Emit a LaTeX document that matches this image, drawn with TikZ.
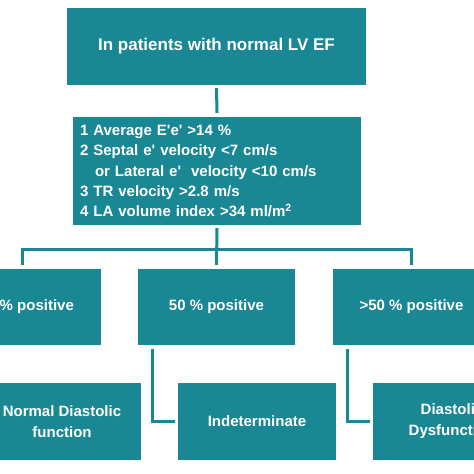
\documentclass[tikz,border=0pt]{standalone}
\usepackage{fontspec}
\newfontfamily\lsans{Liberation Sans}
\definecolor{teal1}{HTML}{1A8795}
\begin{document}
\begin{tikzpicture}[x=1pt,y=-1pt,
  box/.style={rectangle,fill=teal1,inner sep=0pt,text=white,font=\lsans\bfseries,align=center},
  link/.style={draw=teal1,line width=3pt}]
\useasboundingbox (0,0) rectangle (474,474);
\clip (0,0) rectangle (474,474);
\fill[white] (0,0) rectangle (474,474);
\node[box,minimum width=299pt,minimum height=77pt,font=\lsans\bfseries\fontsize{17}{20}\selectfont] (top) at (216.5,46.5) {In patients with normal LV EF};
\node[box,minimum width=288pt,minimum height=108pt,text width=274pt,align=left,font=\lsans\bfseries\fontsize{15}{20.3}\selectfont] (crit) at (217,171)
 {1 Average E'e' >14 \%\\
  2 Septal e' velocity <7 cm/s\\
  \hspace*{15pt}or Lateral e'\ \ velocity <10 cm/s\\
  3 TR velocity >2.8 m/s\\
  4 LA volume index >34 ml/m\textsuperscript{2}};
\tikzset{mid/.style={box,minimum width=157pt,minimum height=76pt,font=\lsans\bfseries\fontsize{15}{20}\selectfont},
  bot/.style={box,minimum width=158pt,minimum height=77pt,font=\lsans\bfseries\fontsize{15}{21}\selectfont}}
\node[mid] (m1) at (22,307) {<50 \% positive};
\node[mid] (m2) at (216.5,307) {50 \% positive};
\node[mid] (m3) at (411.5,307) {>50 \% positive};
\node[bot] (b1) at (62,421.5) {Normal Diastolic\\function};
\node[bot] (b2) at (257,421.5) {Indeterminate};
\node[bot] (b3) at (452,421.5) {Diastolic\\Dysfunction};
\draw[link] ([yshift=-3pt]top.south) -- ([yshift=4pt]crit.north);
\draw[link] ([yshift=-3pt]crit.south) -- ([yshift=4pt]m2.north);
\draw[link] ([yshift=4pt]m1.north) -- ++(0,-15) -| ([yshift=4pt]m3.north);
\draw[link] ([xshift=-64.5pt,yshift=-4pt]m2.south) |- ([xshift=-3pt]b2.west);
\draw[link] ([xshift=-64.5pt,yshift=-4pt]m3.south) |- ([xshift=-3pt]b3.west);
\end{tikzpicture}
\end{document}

--- --- ---

EXERCISE AIM:
Reproduce the listing exactly. Leave its pictures out.

SOLUTION:
Emit a LaTeX document that matches this image, drawn with TikZ.
\documentclass[tikz,border=0pt]{standalone}
\usepackage{fontspec}
\newfontfamily\lsans{Liberation Sans}
\definecolor{teal1}{HTML}{1A8795}
\begin{document}
\begin{tikzpicture}[x=1pt,y=-1pt,
  box/.style={rectangle,fill=teal1,inner sep=0pt,text=white,font=\lsans\bfseries,align=center},
  link/.style={draw=teal1,line width=3pt}]
\useasboundingbox (0,0) rectangle (474,474);
\clip (0,0) rectangle (474,474);
\fill[white] (0,0) rectangle (474,474);
\node[box,minimum width=299pt,minimum height=77pt,font=\lsans\bfseries\fontsize{17}{20}\selectfont] (top) at (216.5,46.5) {In patients with normal LV EF};
\node[box,minimum width=288pt,minimum height=108pt,text width=274pt,align=left,font=\lsans\bfseries\fontsize{15}{20.3}\selectfont] (crit) at (217,171)
 {1 Average E'e' >14 \%\\
  2 Septal e' velocity <7 cm/s\\
  \hspace*{15pt}or Lateral e'\ \ velocity <10 cm/s\\
  3 TR velocity >2.8 m/s\\
  4 LA volume index >34 ml/m\textsuperscript{2}};
\tikzset{mid/.style={box,minimum width=157pt,minimum height=76pt,font=\lsans\bfseries\fontsize{15}{20}\selectfont},
  bot/.style={box,minimum width=158pt,minimum height=77pt,font=\lsans\bfseries\fontsize{15}{21}\selectfont}}
\node[mid] (m1) at (22,307) {<50 \% positive};
\node[mid] (m2) at (216.5,307) {50 \% positive};
\node[mid] (m3) at (411.5,307) {>50 \% positive};
\node[bot] (b1) at (62,421.5) {Normal Diastolic\\function};
\node[bot] (b2) at (257,421.5) {Indeterminate};
\node[bot] (b3) at (452,421.5) {Diastolic\\Dysfunction};
\draw[link] ([yshift=-3pt]top.south) -- ([yshift=4pt]crit.north);
\draw[link] ([yshift=-3pt]crit.south) -- ([yshift=4pt]m2.north);
\draw[link] ([yshift=4pt]m1.north) -- ++(0,-15) -| ([yshift=4pt]m3.north);
\draw[link] ([xshift=-64.5pt,yshift=-4pt]m2.south) |- ([xshift=-3pt]b2.west);
\draw[link] ([xshift=-64.5pt,yshift=-4pt]m3.south) |- ([xshift=-3pt]b3.west);
\end{tikzpicture}
\end{document}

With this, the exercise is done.